━━━━━ Given entries ━━━━━

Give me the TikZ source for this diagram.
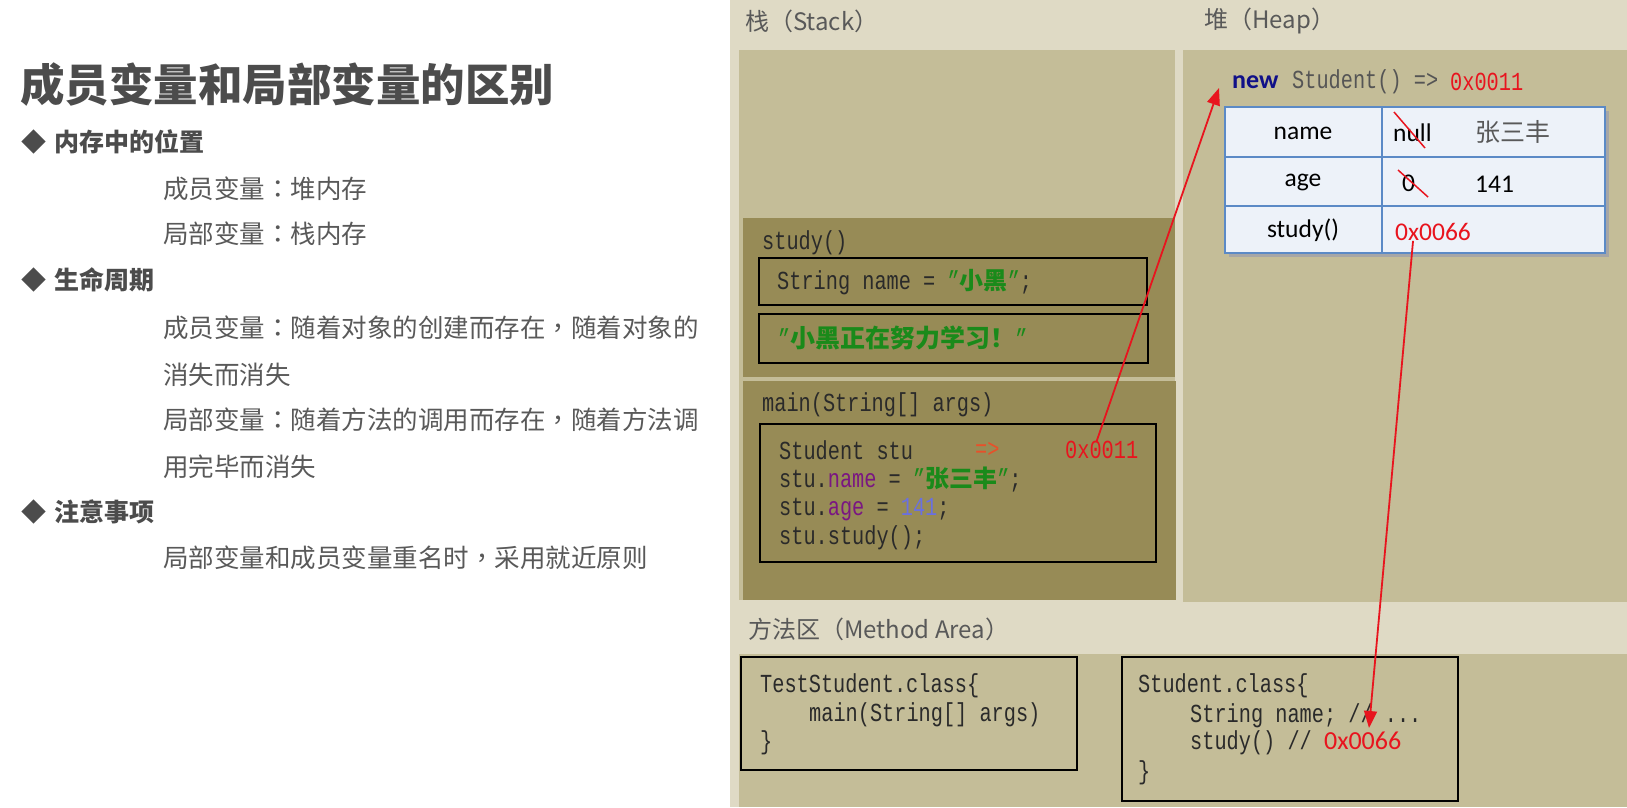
\documentclass[tikz,border=0pt]{standalone}
\usepackage{fontspec}
\setmainfont{Liberation Serif}
\newfontfamily\cjk{Noto Sans CJK SC}
\newfontfamily\cjktc{Noto Sans CJK TC}
\newfontfamily\codefont{Liberation Mono}[FakeStretch=0.78]
\newfontfamily\calib{Carlito}
\usetikzlibrary{arrows.meta}

\definecolor{txtgray}{HTML}{595959}
\definecolor{paneback}{HTML}{DFDAC5}
\definecolor{areafill}{HTML}{C4BD98}
\definecolor{framefill}{HTML}{978B56}
\definecolor{codegray}{HTML}{2A2A2A}
\definecolor{strgreen}{HTML}{1A8A1A}
\definecolor{fieldpurple}{HTML}{7A1682}
\definecolor{numblue}{HTML}{6A70E0}
\definecolor{addrred}{HTML}{E8141E}
\definecolor{arroworange}{HTML}{E8502A}
\definecolor{tableblue}{HTML}{5B8AC6}
\definecolor{cellfill}{HTML}{EDF2F9}
\definecolor{newblue}{HTML}{101088}

\tikzset{
  titletext/.style={anchor=west, inner sep=0pt, text=txtgray!85!black, font=\cjk\bfseries\fontsize{44.5}{50}\selectfont},
  headtext/.style={anchor=west, inner sep=0pt, text=txtgray!85!black, font=\cjk\bfseries\fontsize{25}{30}\selectfont},
  itemtext/.style={anchor=west, inner sep=0pt, text=txtgray, font=\cjk\fontsize{25.5}{30}\selectfont},
  areatext/.style={anchor=west, inner sep=0pt, text=txtgray, font=\cjk\fontsize{24}{28}\selectfont},
  codetext/.style={anchor=west, inner sep=0pt, text=codegray, font=\codefont\fontsize{26}{30}\selectfont},
  celltext/.style={inner sep=0pt, text=black, font=\calib\fontsize{25.5}{30}\selectfont},
  codebox/.style={draw=black, line width=2pt},
  addrlink/.style={draw=addrred, line width=1.8pt, -{Triangle[length=17pt,width=13pt]}},
  strike/.style={draw=addrred, line width=1.5pt},
}

\begin{document}
\begin{tikzpicture}[x=1pt, y=-1pt]
  \useasboundingbox (0,0) rectangle (1627,807);
  \fill[white] (0,0) rectangle (730,807);
  \fill[paneback] (730,0) rectangle (1627,807);

  % left column
  \node[titletext] (title) at (20,85) {成员变量和局部变量的区别};
  \node[headtext] (b1) at (21,142) {◆};
  \node[headtext] (place) at (54,142) {内存中的位置};
  \node[itemtext] (place1) at (163,189) {成员变量{\cjktc ：}堆内存};
  \node[itemtext] (place2) at (163,234) {局部变量{\cjktc ：}栈内存};
  \node[headtext] (b2) at (21,280) {◆};
  \node[headtext] (life) at (54,280) {生命周期};
  \node[itemtext] (life1) at (163,328) {成员变量{\cjktc ：}随着对象的创建而存在{\cjktc ，}随着对象的};
  \node[itemtext] (life1b) at (163,375) {消失而消失};
  \node[itemtext] (life2) at (163,420) {局部变量{\cjktc ：}随着方法的调用而存在{\cjktc ，}随着方法调};
  \node[itemtext] (life2b) at (163,467) {用完毕而消失};
  \node[headtext] (b3) at (21,512) {◆};
  \node[headtext] (note) at (54,512) {注意事项};
  \node[itemtext] (note1) at (163,558) {局部变量和成员变量重名时{\cjktc ，}采用就近原则};

  % areas
  \fill[areafill] (739,50) rectangle (1175,600);
  \fill[areafill] (1183,50) rectangle (1627,602);
  \fill[areafill] (739,654) rectangle (1627,807);
  \node[areatext] (stacklbl) at (745,21) {栈（Stack）};
  \node[areatext] (heaplbl) at (1204,21) {堆（Heap）};
  \node[areatext] (methodlbl) at (748,629) {方法区（Method Area）};

  % stack frames
  \fill[framefill] (743,218) rectangle (1175,377);
  \fill[framefill] (743,381) rectangle (1176,600);
  \node[codetext] (studyfn) at (762,243) {study()};
  \draw[codebox] (759,258) rectangle (1147,305);
  \node[codetext] (nameloc) at (777,282) {String name = {\color{strgreen}”{\cjk\bfseries\fontsize{24}{28}\selectfont 小黑}”};};
  \draw[codebox] (759,314) rectangle (1148,363);
  \node[codetext, text=strgreen] (saying) at (778,338) {”{\cjk\bfseries\fontsize{25}{28}\selectfont 小黑正在努力学习！}”};

  \node[codetext] (mainfn) at (762,405) {main(String[] args)};
  \draw[codebox] (760,424) rectangle (1156,562);
  \node[codetext] (stuline) at (779,450) {Student stu};
  \node[codetext, text=arroworange] (stuarrow) at (975,450) {=>};
  \node[codetext, text=addrred] (stuaddr) at (1065,450) {0x0011};
  \node[codetext] (nameline) at (779,480) {stu.{\color{fieldpurple}name} = {\color{strgreen}”{\cjk\bfseries\fontsize{24}{28}\selectfont 张三丰}”};};
  \node[codetext] (ageline) at (779,510) {stu.{\color{fieldpurple}age} = {\color{numblue}141};};
  \node[codetext] (callline) at (779,538) {stu.study();};

  % heap object
  \node[anchor=west, inner sep=0pt, text=newblue, font=\calib\bfseries\fontsize{26}{30}\selectfont] (newkw) at (1232,82) {new};
  \node[codetext, text=codegray!80] (newcall) at (1292,82) {Student() =>};
  \node[codetext, text=addrred] (newaddr) at (1450,82) {0x0011};
  \coordinate (newtip) at (1219,88);

  \fill[gray!70] (1229,111) rectangle (1609,257);
  \filldraw[fill=cellfill, draw=tableblue, line width=2pt] (1225,107) rectangle (1605,253);
  \draw[tableblue, line width=2pt] (1382,107) -- (1382,253);
  \draw[tableblue, line width=2pt] (1225,157) -- (1605,157);
  \draw[tableblue, line width=2pt] (1225,206) -- (1605,206);
  \node[celltext] (fname) at (1303,133) {name};
  \node[celltext] (fage) at (1303,182) {age};
  \node[celltext] (fstudy) at (1303,230) {study()};
  \node[celltext, anchor=west] (nullval) at (1393,133) {null};
  \node[anchor=west, inner sep=0pt, text=txtgray, font=\cjk\fontsize{25}{30}\selectfont] (nameval) at (1475,132) {张三丰};
  \node[celltext, anchor=west] (zeroval) at (1402,183) {0};
  \node[celltext, anchor=west] (ageval) at (1475,184) {141};
  \node[celltext, anchor=west, text=addrred] (heapaddr) at (1395,232) {0x0066};
  \draw[strike] (1394,112) -- (1425,148);
  \draw[strike] (1398,170) -- (1428,197);

  % method area
  \draw[codebox] (741,657) rectangle (1077,770);
  \node[codetext] (tsclass) at (760,686) {TestStudent.class\{};
  \node[codetext] (tsmain) at (809,715) {main(String[] args)};
  \node[codetext] (tsend) at (760,743) {\}};
  \draw[codebox] (1122,657) rectangle (1458,801);
  \node[codetext] (sclass) at (1138,686) {Student.class\{};
  \node[codetext] (sname) at (1190,716) {String name; // ...};
  \node[codetext] (sstudy) at (1190,743) {study() // {\calib\color{addrred}0x0066}};
  \node[codetext] (send) at (1138,773) {\}};
  \coordinate (methodtip) at (1369,728);

  % references
  \draw[addrlink] ([xshift=-5pt]stuaddr.north) -- (newtip);
  \draw[addrlink] ([xshift=-20pt]heapaddr.south) -- (methodtip);
\end{tikzpicture}
\end{document}
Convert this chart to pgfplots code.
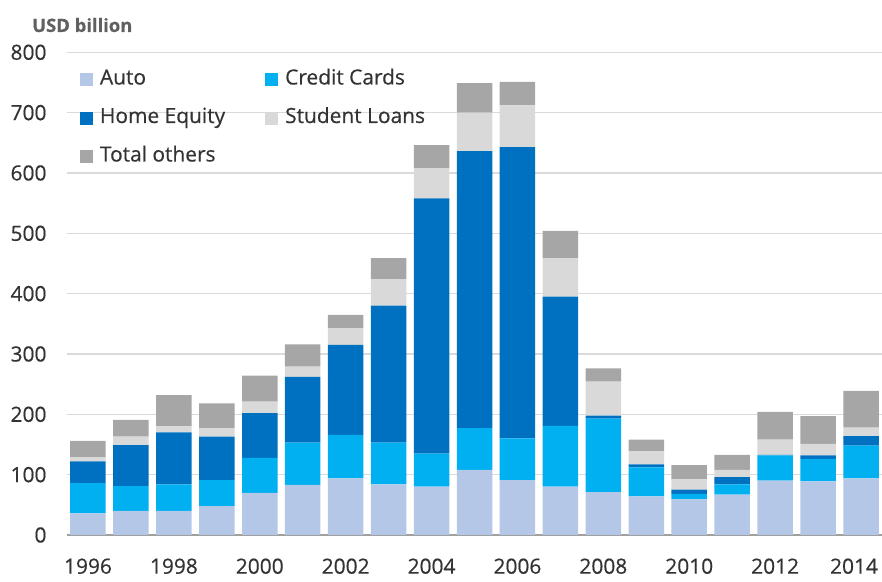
\documentclass[border=0pt]{standalone}
\usepackage{fontspec}
\setmainfont{Open Sans}[FakeBold=0.5]
\usepackage{pgfplots}
\usepackage{pgfplotstable}
\pgfplotsset{compat=1.18}
\definecolor{cAuto}{HTML}{B4C7E7}
\definecolor{cCC}{HTML}{00B0F0}
\definecolor{cHE}{HTML}{0070C0}
\definecolor{cSL}{HTML}{D9D9D9}
\definecolor{cOT}{HTML}{A6A6A6}
\definecolor{cGrid}{HTML}{DADADA}
\definecolor{cAxis}{HTML}{A0A0A0}
\definecolor{cText}{HTML}{333333}
\definecolor{cTitle}{HTML}{606060}
\pgfplotsset{sqlegend/.style={legend image code/.code={\fill[##1, draw=none] (0bp,-6.5bp) rectangle (13bp,6.5bp);}}}

\pgfplotstableread{
year auto cc he sl ot
1996 36 50 36 7 27
1997 40 41 68 14 28
1998 40 44 86 10 52
1999 48 43 72 14 41
2000 70 58 74 19 43
2001 83 70 109 17 37
2002 94 72 149 28 22
2003 84 69 227 44 35
2004 80 55 423 50 38
2005 108 69 459 64 49
2006 91 69 483 69 39
2007 80 101 214 64 45
2008 71 122 5 56 22
2009 64 48 5 22 19
2010 59 9 7 17 24
2011 67 17 12 12 25
2012 90 42 1 25 46
2013 89 37 6 19 46
2014 94 54 16 14 61
}\datatable

\begin{document}
\begin{tikzpicture}
\path[use as bounding box] (0,0) rectangle (882bp,582bp);
\begin{axis}[
  at={(66.5bp,47bp)}, anchor=south west,
  scale only axis, width=816bp, height=482.7bp,
  ybar stacked, bar width=35.5bp,
  xmin=1995.5, xmax=2014.5, ymin=0, ymax=800,
  xtick={1996,1998,...,2014}, ytick={0,100,...,800},
  xticklabels={1996,1998,2000,2002,2004,2006,2008,2010,2012,{2014\hspace*{14bp}}},
  /pgf/number format/1000 sep={}, /pgf/number format/assume math mode=true,
  tick style={draw=none}, major tick length=0pt,
  axis line style={draw=none},
  ymajorgrids, grid style={cGrid, line width=1.2bp},
  extra y ticks={0}, extra y tick labels={},
  extra y tick style={grid style={cAxis, line width=1.5bp}},
  tick label style={font=\fontsize{21}{25}\selectfont, text=cText},
  yticklabel style={xshift=-16.5bp},
  xticklabel style={yshift=-20bp},
  legend columns=2, legend cell align=left,
  legend style={draw=none, fill=none, at={(0.0165,0.9623)}, anchor=north west,
    inner sep=0pt, outer sep=0pt, font=\fontsize{21}{25}\selectfont, text=cText,
    nodes={inner sep=0pt, text height=14bp, text depth=5bp},
    row sep=19.5bp, column sep=7bp, /tikz/column 2/.style={column sep=40bp}},
]
\addplot[fill=cAuto, draw=none, sqlegend] table[x=year,y=auto]{\datatable};
\addplot[fill=cCC, draw=none, sqlegend] table[x=year,y=cc]{\datatable};
\addplot[fill=cHE, draw=none, sqlegend] table[x=year,y=he]{\datatable};
\addplot[fill=cSL, draw=none, sqlegend] table[x=year,y=sl]{\datatable};
\addplot[fill=cOT, draw=none, sqlegend] table[x=year,y=ot]{\datatable};
\legend{Auto, Credit Cards, Home Equity, Student Loans, Total others}
\end{axis}
\node[anchor=base west, font=\bfseries\fontsize{18.5}{22}\selectfont, text=cTitle, inner sep=0pt] at (32bp,550bp) {USD billion};
\end{tikzpicture}
\end{document}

━━━━━

Exactly as they appear, write out the lines from the one containing "Convert this chart to pgfplots code." down to the one containing "draw=none] (0bp,-6.5bp) rectangle", both included. Pictures are left out.

Convert this chart to pgfplots code.
\documentclass[border=0pt]{standalone}
\usepackage{fontspec}
\setmainfont{Open Sans}[FakeBold=0.5]
\usepackage{pgfplots}
\usepackage{pgfplotstable}
\pgfplotsset{compat=1.18}
\definecolor{cAuto}{HTML}{B4C7E7}
\definecolor{cCC}{HTML}{00B0F0}
\definecolor{cHE}{HTML}{0070C0}
\definecolor{cSL}{HTML}{D9D9D9}
\definecolor{cOT}{HTML}{A6A6A6}
\definecolor{cGrid}{HTML}{DADADA}
\definecolor{cAxis}{HTML}{A0A0A0}
\definecolor{cText}{HTML}{333333}
\definecolor{cTitle}{HTML}{606060}
\pgfplotsset{sqlegend/.style={legend image code/.code={\fill[##1, draw=none] (0bp,-6.5bp) rectangle (13bp,6.5bp);}}}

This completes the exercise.